• **Problem to work on**
Leave out every picture. Copy exactly the lines from the one holding "Convert this chart to Altair code." through the one holding "return [x0 +".
******
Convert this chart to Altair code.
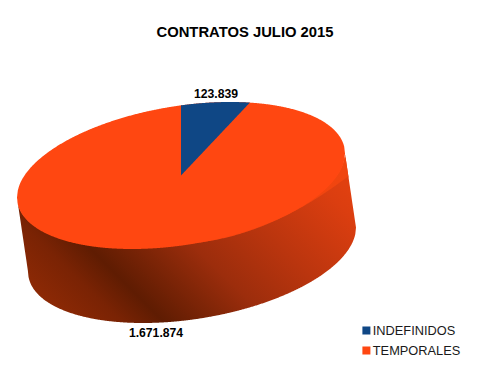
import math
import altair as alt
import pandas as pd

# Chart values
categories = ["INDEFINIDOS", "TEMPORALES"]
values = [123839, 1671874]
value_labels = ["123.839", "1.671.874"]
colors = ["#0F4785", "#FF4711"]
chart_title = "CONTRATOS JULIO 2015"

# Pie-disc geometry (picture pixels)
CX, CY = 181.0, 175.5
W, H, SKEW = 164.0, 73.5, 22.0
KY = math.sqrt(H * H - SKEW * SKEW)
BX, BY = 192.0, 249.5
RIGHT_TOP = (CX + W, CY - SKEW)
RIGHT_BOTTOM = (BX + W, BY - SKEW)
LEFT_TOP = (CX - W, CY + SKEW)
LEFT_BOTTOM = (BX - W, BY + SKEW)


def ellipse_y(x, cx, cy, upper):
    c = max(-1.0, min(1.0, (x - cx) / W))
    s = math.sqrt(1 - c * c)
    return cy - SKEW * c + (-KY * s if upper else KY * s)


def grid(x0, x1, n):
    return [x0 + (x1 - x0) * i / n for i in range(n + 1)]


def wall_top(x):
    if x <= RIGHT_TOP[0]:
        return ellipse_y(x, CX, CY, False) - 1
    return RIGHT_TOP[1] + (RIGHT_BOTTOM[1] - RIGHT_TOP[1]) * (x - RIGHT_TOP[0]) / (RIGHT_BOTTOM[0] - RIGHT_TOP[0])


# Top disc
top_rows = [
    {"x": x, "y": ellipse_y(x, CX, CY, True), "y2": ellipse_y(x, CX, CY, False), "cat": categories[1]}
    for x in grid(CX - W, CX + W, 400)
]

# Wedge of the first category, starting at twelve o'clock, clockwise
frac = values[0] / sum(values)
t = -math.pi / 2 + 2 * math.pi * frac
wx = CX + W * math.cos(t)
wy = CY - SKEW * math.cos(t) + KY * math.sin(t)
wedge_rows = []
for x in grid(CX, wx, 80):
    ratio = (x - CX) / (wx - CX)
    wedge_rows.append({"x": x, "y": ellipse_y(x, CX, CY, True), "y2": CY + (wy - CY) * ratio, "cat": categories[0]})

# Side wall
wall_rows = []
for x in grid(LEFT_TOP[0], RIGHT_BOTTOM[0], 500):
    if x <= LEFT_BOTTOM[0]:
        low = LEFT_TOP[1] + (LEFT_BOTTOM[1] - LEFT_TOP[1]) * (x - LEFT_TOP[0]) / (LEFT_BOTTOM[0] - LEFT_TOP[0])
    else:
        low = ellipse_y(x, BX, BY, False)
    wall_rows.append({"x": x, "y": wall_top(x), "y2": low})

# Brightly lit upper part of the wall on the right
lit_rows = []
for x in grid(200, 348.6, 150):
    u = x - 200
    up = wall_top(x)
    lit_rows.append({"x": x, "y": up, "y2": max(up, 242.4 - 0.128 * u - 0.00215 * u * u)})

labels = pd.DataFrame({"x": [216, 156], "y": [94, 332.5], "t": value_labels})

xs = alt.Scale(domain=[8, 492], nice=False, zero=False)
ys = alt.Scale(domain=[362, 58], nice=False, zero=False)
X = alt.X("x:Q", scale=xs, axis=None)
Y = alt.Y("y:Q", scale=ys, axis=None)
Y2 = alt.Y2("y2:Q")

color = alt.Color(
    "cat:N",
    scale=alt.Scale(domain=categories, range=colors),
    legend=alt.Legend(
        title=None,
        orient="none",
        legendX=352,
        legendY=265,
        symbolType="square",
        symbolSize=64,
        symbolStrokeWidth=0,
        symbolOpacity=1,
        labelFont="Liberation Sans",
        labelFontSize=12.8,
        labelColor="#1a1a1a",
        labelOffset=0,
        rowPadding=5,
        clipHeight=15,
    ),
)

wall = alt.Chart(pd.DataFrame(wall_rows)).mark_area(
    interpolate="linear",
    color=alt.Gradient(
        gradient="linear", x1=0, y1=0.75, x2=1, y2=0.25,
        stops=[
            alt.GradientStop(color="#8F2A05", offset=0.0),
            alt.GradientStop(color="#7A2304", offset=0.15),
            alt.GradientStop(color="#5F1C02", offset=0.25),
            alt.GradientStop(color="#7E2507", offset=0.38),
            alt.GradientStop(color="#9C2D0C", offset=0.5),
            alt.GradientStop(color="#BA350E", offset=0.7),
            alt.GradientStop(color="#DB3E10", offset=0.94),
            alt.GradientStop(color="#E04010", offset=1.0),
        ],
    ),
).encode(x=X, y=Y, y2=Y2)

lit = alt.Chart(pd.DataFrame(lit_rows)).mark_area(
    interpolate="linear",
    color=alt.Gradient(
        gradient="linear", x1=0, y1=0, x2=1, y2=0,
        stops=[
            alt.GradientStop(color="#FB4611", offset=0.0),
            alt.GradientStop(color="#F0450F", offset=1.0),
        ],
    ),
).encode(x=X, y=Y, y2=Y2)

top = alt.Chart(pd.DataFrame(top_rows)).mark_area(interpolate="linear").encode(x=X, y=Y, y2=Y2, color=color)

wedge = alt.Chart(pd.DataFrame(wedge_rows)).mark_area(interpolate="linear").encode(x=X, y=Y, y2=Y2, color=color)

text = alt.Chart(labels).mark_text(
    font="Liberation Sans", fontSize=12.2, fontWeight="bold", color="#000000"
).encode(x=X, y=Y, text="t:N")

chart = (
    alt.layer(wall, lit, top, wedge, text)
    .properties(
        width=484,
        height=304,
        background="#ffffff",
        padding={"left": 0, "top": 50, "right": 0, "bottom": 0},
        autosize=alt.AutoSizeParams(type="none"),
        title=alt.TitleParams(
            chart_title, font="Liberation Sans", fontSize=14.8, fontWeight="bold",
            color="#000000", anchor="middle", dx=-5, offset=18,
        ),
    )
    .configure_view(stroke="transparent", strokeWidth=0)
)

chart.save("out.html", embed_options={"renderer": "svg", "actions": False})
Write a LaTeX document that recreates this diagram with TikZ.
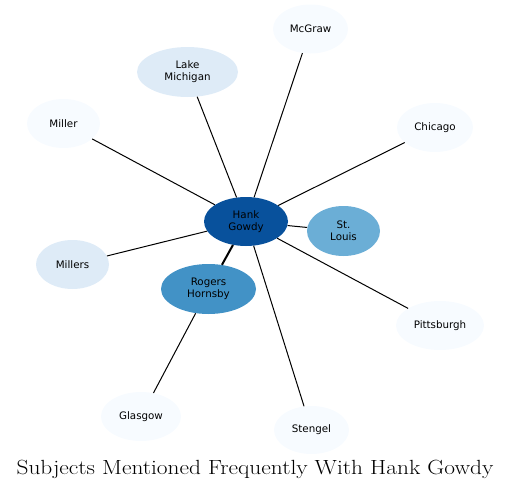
******
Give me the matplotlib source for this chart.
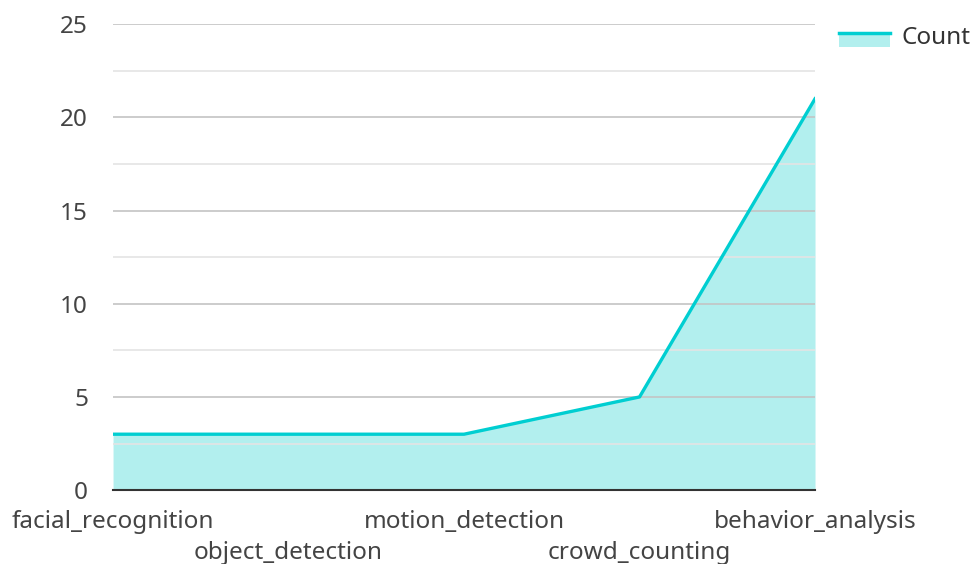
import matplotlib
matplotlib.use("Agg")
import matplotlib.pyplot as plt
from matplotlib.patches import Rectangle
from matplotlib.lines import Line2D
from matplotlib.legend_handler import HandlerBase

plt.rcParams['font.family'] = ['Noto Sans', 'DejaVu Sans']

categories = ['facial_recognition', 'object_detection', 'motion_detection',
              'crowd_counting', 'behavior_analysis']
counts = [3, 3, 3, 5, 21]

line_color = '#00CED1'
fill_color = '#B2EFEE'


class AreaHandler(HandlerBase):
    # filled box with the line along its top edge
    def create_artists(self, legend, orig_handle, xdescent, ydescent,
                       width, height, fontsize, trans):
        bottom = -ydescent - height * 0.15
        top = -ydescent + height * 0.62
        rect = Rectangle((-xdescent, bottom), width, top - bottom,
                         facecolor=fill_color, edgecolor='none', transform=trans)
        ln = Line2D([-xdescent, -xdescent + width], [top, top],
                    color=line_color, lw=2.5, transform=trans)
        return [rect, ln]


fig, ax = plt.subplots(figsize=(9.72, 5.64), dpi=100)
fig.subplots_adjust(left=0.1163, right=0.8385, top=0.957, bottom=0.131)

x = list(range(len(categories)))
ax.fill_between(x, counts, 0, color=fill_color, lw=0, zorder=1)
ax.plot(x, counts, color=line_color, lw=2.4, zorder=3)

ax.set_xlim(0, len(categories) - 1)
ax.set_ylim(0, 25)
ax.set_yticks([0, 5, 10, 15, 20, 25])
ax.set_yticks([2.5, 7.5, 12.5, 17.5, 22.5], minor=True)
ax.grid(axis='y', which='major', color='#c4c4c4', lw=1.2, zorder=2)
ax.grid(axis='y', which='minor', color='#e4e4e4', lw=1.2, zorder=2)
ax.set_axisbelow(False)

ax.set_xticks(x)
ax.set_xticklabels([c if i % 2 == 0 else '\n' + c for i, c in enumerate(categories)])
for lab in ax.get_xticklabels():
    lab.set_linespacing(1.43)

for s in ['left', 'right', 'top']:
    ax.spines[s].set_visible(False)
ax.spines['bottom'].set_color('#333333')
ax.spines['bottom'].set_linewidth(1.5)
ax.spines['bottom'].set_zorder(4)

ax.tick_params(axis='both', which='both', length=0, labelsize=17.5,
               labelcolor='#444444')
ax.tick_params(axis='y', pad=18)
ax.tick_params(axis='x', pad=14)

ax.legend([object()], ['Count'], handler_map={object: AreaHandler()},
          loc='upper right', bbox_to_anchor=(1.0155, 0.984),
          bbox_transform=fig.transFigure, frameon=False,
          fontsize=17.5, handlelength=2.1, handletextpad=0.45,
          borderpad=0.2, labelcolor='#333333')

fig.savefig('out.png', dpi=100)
******
• **Exercise answer**
Convert this chart to Altair code.
import math
import altair as alt
import pandas as pd

# Chart values
categories = ["INDEFINIDOS", "TEMPORALES"]
values = [123839, 1671874]
value_labels = ["123.839", "1.671.874"]
colors = ["#0F4785", "#FF4711"]
chart_title = "CONTRATOS JULIO 2015"

# Pie-disc geometry (picture pixels)
CX, CY = 181.0, 175.5
W, H, SKEW = 164.0, 73.5, 22.0
KY = math.sqrt(H * H - SKEW * SKEW)
BX, BY = 192.0, 249.5
RIGHT_TOP = (CX + W, CY - SKEW)
RIGHT_BOTTOM = (BX + W, BY - SKEW)
LEFT_TOP = (CX - W, CY + SKEW)
LEFT_BOTTOM = (BX - W, BY + SKEW)


def ellipse_y(x, cx, cy, upper):
    c = max(-1.0, min(1.0, (x - cx) / W))
    s = math.sqrt(1 - c * c)
    return cy - SKEW * c + (-KY * s if upper else KY * s)


def grid(x0, x1, n):
    return [x0 + (x1 - x0) * i / n for i in range(n + 1)]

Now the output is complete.